In the current study, we prepared sucrose/collagen phantoms with PVA with an average pore diameter of 300 μm. The characteristic large cystic cavitation observed in Creutzfeldt–Jakob disease (CJD) at stage VI is approximately 300 μm in diameter [23]. Thus, our phantoms with PVA-300 may simulate the tissue structure observed in CJD. A previous study used a simulation method to compare ADCs of “bead + swell” (where it was regarded as more spatially restricted than the “healthy” condition) and “healthy” conditions using PGSE and OGSE sequences [18]. The ADCs of the bead + swell condition compared to the healthy condition were reduced by 21% using the OGSE sequence (Tdiff = 4 ms), in contrast to a 37% decrease using the PGSE sequence (Tdiff = 40 ms). In our study, for example, in the #4 sucrose/collagen phantoms, the mean ADCs of the sucrose/collagen phantoms with PVA-300 compared to those without PVA were reduced by 2% using the OGSE sequence (Tdiff = 7.71 ms), in contrast to a 14% decrease in the PGSE sequence (Tdiff = 40 ms). Our results were consistent with those of Baron et al. [18], who used simulations in which the decrease was smaller at short diffusion times.

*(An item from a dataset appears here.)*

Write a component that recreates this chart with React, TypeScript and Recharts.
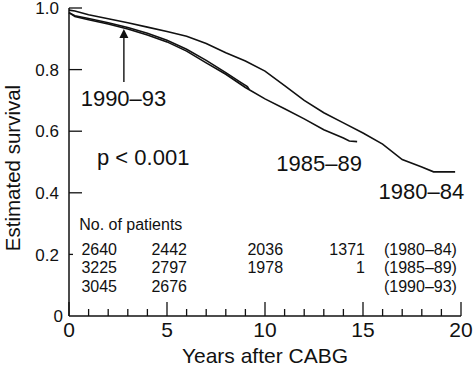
import React from 'react'
import {
  LineChart,
  Line,
  XAxis,
  YAxis,
  ReferenceDot,
  ReferenceLine,
} from 'recharts'

// survival curves (years after CABG, estimated survival)
const years80 = [0, 0.3, 1, 2, 3, 4, 5, 6, 7, 8, 9, 10, 11, 12, 13, 14, 15, 16, 17, 18, 18.6, 19.7]
const surv80 = [0.993, 0.99, 0.978, 0.965, 0.952, 0.938, 0.924, 0.908, 0.885, 0.855, 0.828, 0.795, 0.748, 0.7, 0.66, 0.627, 0.594, 0.558, 0.508, 0.484, 0.468, 0.468]

const years85 = [0, 0.3, 1, 2, 3, 4, 5, 6, 7, 8, 9, 10, 11, 12, 13, 14, 14.3, 14.7]
const surv85 = [0.985, 0.972, 0.962, 0.948, 0.932, 0.912, 0.89, 0.86, 0.822, 0.785, 0.742, 0.705, 0.673, 0.64, 0.605, 0.578, 0.568, 0.566]

const years90 = [0, 0.3, 1, 2, 3, 4, 5, 6, 7, 8, 8.8, 9.1, 9.2]
const surv90 = [0.985, 0.975, 0.966, 0.952, 0.937, 0.918, 0.895, 0.866, 0.83, 0.79, 0.757, 0.745, 0.735]

const xTicks = [0, 1, 2, 3, 4, 5, 6, 7, 8, 9, 10, 11, 12, 13, 14, 15, 16, 17, 18, 19, 20]
const yTicks = [0, 0.2, 0.4, 0.6, 0.8, 1.0]

// number of patients at risk
const patients80 = [2640, 2442, 2036, 1371]
const patients85 = [3225, 2797, 1978, 1]
const patients90 = [3045, 2676]
const cohorts = ['(1980–84)', '(1985–89)', '(1990–93)']

// table anchors in data space (right edge of each column / row centre)
const colYears = [2.45, 6.02, 10.92, 15.1]
const cohortYear = 16.07
const rowSurv = [0.2175, 0.159, 0.097]

const FONT = '"Liberation Sans", Arial, sans-serif'
const INK = '#111'

const zip = (xs: number[], ys: number[]) => xs.map((year, i) => ({ year, s: ys[i] }))

const XTick = (props: any) => {
  const { x, y, payload } = props
  const major = payload.value % 5 === 0
  return (
    <g>
      <line x1={x} x2={x} y1={y} y2={y - (major ? 14 : 7)} stroke={INK} strokeWidth={1.3} />
      {major && (
        <text x={x} y={y + 21} textAnchor="middle" fontSize={21} fontFamily={FONT} fill={INK}>
          {payload.value}
        </text>
      )}
    </g>
  )
}

const YTick = (props: any) => {
  const { x, y, payload } = props
  const v = payload.value
  const len = v === 0 ? 0 : v < 0.3 ? 4 : 13
  return (
    <g>
      {len > 0 && <line x1={x} x2={x + len} y1={y} y2={y} stroke={INK} strokeWidth={1.3} />}
      <text
        x={v === 0 ? x - 6 : x - 10}
        y={y}
        dy="0.36em"
        textAnchor="end"
        fontSize={17}
        fontFamily={FONT}
        fill={INK}
      >
        {v === 0 ? '0' : v.toFixed(1)}
      </text>
    </g>
  )
}

const textShape = (label: string, size: number, anchor: 'start' | 'middle' | 'end') => (p: any) => (
  <text
    x={p.cx}
    y={p.cy}
    dy="0.36em"
    textAnchor={anchor}
    fontSize={size}
    fontFamily={FONT}
    fill={INK}
  >
    {label}
  </text>
)

export default function App() {
  const rows = [patients80, patients85, patients90]
  return (
    <div style={{ position: 'absolute', left: 0, top: 0, background: '#fff' }}>
      <LineChart width={474} height={366} margin={{ top: 8, right: 13, bottom: 20, left: 9 }}>
        <XAxis
          type="number"
          dataKey="year"
          domain={[0, 20]}
          ticks={xTicks}
          interval={0}
          height={30}
          tickSize={0}
          tickMargin={0}
          tickLine={false}
          axisLine={{ stroke: INK, strokeWidth: 1.5 }}
          tick={<XTick />}
          label={{
            content: (p: any) => (
              <text
                x={p.viewBox.x + p.viewBox.width / 2}
                y={p.viewBox.y + 47}
                textAnchor="middle"
                fontSize={21}
                fontFamily={FONT}
                fill={INK}
              >
                Years after CABG
              </text>
            ),
          }}
        />
        <YAxis
          type="number"
          domain={[0, 1]}
          ticks={yTicks}
          interval={0}
          width={60}
          tickSize={0}
          tickMargin={0}
          tickLine={false}
          axisLine={{ stroke: INK, strokeWidth: 1.5 }}
          tick={<YTick />}
          label={{
            content: (p: any) => {
              const cy = p.viewBox.y + p.viewBox.height / 2 + 6
              return (
                <text
                  x={12}
                  y={cy}
                  transform={`rotate(-90 12 ${cy})`}
                  textAnchor="middle"
                  dominantBaseline="central"
                  fontSize={20.5}
                  fontFamily={FONT}
                  fill={INK}
                >
                  Estimated survival
                </text>
              )
            },
          }}
        />

        <Line data={zip(years80, surv80)} dataKey="s" type="linear" stroke={INK} strokeWidth={1.6} dot={false} isAnimationActive={false} />
        <Line data={zip(years85, surv85)} dataKey="s" type="linear" stroke={INK} strokeWidth={1.6} dot={false} isAnimationActive={false} />
        <Line data={zip(years90, surv90)} dataKey="s" type="linear" stroke={INK} strokeWidth={1.6} dot={false} isAnimationActive={false} />

        {/* arrow to the 1990-93 curve */}
        <ReferenceLine segment={[{ x: 2.8, y: 0.76 }, { x: 2.8, y: 0.91 }]} stroke={INK} strokeWidth={1.4} />
        <ReferenceDot
          x={2.8}
          y={0.932}
          r={0}
          shape={(p: any) => (
            <path d={`M${p.cx},${p.cy} L${p.cx - 4.5},${p.cy + 9} L${p.cx + 4.5},${p.cy + 9} Z`} fill={INK} />
          )}
        />

        <ReferenceDot x={2.78} y={0.708} r={0} shape={textShape('1990–93', 22, 'middle')} />
        <ReferenceDot x={1.43} y={0.516} r={0} shape={textShape('p < 0.001', 22, 'start')} />
        <ReferenceDot x={12.76} y={0.497} r={0} shape={textShape('1985–89', 22, 'middle')} />
        <ReferenceDot x={17.98} y={0.406} r={0} shape={textShape('1980–84', 22, 'middle')} />

        {/* patients at risk table */}
        <ReferenceDot x={0.52} y={0.299} r={0} shape={textShape('No. of patients', 16, 'start')} />
        {rows.map((row, ri) =>
          row.map((n, ci) => (
            <ReferenceDot
              key={`${ri}-${ci}`}
              x={colYears[ci]}
              y={rowSurv[ri]}
              r={0}
              shape={textShape(String(n), 16, 'end')}
            />
          ))
        )}
        {cohorts.map((c, ri) => (
          <ReferenceDot key={c} x={cohortYear} y={rowSurv[ri]} r={0} shape={textShape(c, 16, 'start')} />
        ))}
      </LineChart>
    </div>
  )
}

Our study had several limitations. First, the average pore diameter of our PVA phantom was 300 µm, and we could only apply the 80 μm PVA in purified water. Of note, even the 80 μm pore diameter was larger than those in previous simulation studies [24]. However, deaeration of the PVA sponge with viscous liquid was very difficult for 80 μm PVA; thus, only the purified-water phantom could be used 80 μm PVA. It may be desirable to use a phantom with a smaller pore diameter in the future. Second, there may have been an effect of vibration during scanning. Because the phantoms were on the table of MR scanner, the ADCs were thought to be affected by the vibrations to some extent. Third, when water molecules collided with the PVA foam within the diffusion time, the possibility of water molecules passing through the PVA foam could not be excluded. Fourth, the sponges used in this study were standardized to have a pore diameter of 300 microns. However, not all of the pores were 300 microns, but rather the average of a mixture of pores of various sizes. The mixture of large and small pores may have prevented us from obtaining the observed values as predicted by theory. And, therefore, the ADCs obtained in this study should be considered with some caution.

In conclusion, we have shown that changes in ADCs due to differences in diffusion time reflect tissue properties in measurements of phantoms. The mean ADCs of the phantoms decreased as the molecular size of the n-alkanes or the collagen density of the sucrose/collagen phantom increased. Compared to PVA-free phantoms, the mean ADCs of the phantoms with PVA-300 representing tissue with septum structure showed a decrease as diffusion time increased. These differences in ADCs due to changes in diffusion time can be used for tissue characterization in vivo.